Florida Attorney General James Uthmeier has put Tampa Mayor Jane Castor on the clock, giving her until March 31 to roll back what he calls “sanctuary” policies inside the Tampa Police Department or risk civil penalties that could include her removal from office. Uthmeier says TPD has adopted new limits on working with federal immigration authorities and insists those measures “must be reversed immediately.”
Uthmeier laid out the warning in a post on X. According to Tampa Bay 28, he set a March 31 deadline and wrote that “failure to do so will risk the enforcement of all applicable civil penalties, including removal from office by the Governor.” Tampa Bay 28 reports the station contacted Mayor Castor’s office but had not received a statement as of Wednesday evening.
What the law says
At the center of the standoff is Florida’s Chapter 908, a state law that bans “sanctuary policies” and spells out how the Attorney General and governor can go after local officials they believe are not cooperating with federal immigration enforcement. The statute defines a “sanctuary policy” as any rule that gets in the way of communication or cooperation with federal immigration agencies, language state leaders routinely cite when pressing cities for compliance, according to the Florida Senate.
State pressure, local pushback
Uthmeier’s move in Tampa is part of a broader pressure campaign playing out across Florida. He and other state officials have warned Orlando and additional jurisdictions about policies they say obstruct immigration enforcement, while law-enforcement leaders have urged local agencies to quickly sign up for ICE’s 287(g) program, which allows certain local officers to perform some federal immigration functions.

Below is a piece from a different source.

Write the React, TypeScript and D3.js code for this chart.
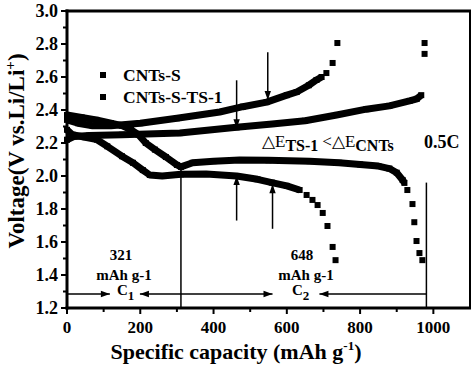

Reporting by WDBO and Creative Loafing Tampa details instances where local officials shifted course only after state threats, including warnings about possible removals. At the same time, several cities such as South Miami and Key West have pushed back in court filings and public meetings, asking whether municipalities are actually required to sign 287(g) agreements, according to States Newsroom.
What Tampa officials say
So far, Tampa City Hall is staying quiet in public. Tampa Bay 28 reports the station asked Mayor Castor’s office for comment on Uthmeier’s X post and received no response by Wednesday night. As of this writing, the mayor’s office has not issued a public statement addressing the ultimatum.
Legal questions ahead
If Uthmeier decides to move from threat to action under Chapter 908, his office could ask a court to order compliance, and the governor could potentially seek to suspend or remove municipal officials. Any such move would almost certainly spark immediate constitutional challenges.
Legal advocates argue that the statute is murky on whether cities themselves, as opposed to county detention operators, must enter 287(g) agreements, a gray area that could drag the fight into lengthy litigation, as reported by States Newsroom. Municipal attorneys contend that any effort to oust an elected mayor would be contested aggressively and could take months or even years to wind its way through the courts.
For now, Tampa is the latest flashpoint in Florida’s ongoing tug-of-war over immigration enforcement and local control. All eyes at City Hall and across the city will be on March 31 to see whether Castor reverses course or the state moves ahead with Chapter 908 enforcement.